In a sign of the acute public interest in the proceedings, the Pentagon has opened four military bases on US territory to allow families of the 9/11 victims to watch the case unfold on a giant screen.

Obama, a Democrat, wanted to hold the trial in a civil court in Manhattan, just steps from Ground Zero, where the World Trade Center's Twin Towers once stood. But stiff Republican opposition in Congress scuttled those plans.

The military tribunal system, however, has come under scrutiny, and some of the sharpest criticism has come from former chief prosecutor Morris Davis, who told AFP: "History will judge this as a mistake."

The time that has lapsed since the attacks and the arrest of their presumed authors is a concern likely to come up at the hearing, said Ali's attorney James Connell.
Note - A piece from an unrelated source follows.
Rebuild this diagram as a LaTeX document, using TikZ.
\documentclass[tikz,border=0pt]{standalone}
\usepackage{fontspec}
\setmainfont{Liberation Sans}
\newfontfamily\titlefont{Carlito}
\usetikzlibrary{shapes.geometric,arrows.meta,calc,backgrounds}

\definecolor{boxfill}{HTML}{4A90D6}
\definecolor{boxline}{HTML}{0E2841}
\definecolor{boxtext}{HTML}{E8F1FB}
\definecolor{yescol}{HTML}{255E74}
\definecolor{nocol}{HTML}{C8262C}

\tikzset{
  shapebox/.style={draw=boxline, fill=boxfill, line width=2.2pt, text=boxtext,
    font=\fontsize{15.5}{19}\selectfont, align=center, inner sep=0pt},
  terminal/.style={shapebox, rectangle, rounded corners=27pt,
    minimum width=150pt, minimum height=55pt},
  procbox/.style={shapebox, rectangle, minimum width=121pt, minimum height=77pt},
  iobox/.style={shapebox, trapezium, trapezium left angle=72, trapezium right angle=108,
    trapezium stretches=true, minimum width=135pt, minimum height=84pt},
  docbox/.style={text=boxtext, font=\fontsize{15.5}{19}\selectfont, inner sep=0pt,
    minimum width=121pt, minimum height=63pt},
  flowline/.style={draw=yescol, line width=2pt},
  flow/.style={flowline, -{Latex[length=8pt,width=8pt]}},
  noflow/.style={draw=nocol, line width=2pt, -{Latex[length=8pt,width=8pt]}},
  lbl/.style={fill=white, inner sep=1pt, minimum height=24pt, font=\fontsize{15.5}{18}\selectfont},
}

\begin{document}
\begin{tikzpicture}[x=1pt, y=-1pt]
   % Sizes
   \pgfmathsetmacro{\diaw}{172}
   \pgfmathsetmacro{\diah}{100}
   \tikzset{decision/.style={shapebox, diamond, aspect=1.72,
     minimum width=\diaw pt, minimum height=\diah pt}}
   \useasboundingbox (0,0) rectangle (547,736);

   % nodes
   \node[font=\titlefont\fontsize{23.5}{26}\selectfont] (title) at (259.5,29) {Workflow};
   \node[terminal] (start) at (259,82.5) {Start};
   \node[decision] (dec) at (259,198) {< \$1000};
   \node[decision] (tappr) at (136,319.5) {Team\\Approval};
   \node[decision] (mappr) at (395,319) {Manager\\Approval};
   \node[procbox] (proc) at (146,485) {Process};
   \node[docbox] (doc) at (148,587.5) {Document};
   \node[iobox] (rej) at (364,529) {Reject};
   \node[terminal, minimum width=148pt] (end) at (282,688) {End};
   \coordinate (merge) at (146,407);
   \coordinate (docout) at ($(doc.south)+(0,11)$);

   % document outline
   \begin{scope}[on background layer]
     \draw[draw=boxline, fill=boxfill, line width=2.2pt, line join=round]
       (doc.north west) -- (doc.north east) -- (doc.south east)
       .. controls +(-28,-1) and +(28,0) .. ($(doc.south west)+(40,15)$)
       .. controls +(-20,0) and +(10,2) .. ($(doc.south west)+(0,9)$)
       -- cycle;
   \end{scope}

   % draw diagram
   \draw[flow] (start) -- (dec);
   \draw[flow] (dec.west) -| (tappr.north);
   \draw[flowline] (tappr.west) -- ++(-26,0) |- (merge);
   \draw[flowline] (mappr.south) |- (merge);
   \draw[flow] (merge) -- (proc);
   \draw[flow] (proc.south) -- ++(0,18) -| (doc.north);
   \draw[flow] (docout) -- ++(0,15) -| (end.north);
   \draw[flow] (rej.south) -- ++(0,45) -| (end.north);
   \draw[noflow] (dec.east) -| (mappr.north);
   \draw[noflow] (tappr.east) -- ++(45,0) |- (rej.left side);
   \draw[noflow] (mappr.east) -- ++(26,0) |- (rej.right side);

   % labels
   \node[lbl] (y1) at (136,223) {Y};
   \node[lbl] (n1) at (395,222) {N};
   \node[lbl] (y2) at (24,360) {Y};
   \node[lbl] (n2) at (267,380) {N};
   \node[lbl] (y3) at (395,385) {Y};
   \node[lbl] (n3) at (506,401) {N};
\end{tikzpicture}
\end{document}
"It is fair to anticipate that we will raise the delay as an issue in the case," he said.

The trial could still be years away, unless Mohammed pleads guilty to be put to death sooner and become a "martyr" for Al-Qaeda.

Cliff Russell is among the small number of victims' relatives who won a lottery to attend the arraignment proceedings. His firefighter brother was killed when the World Trade Center's twin towers collapsed in New York.

"I'm not looking forward to taking somebody's life... but it's the most disgusting, hateful awful thing I ever could think of; it's crazy," said Russell.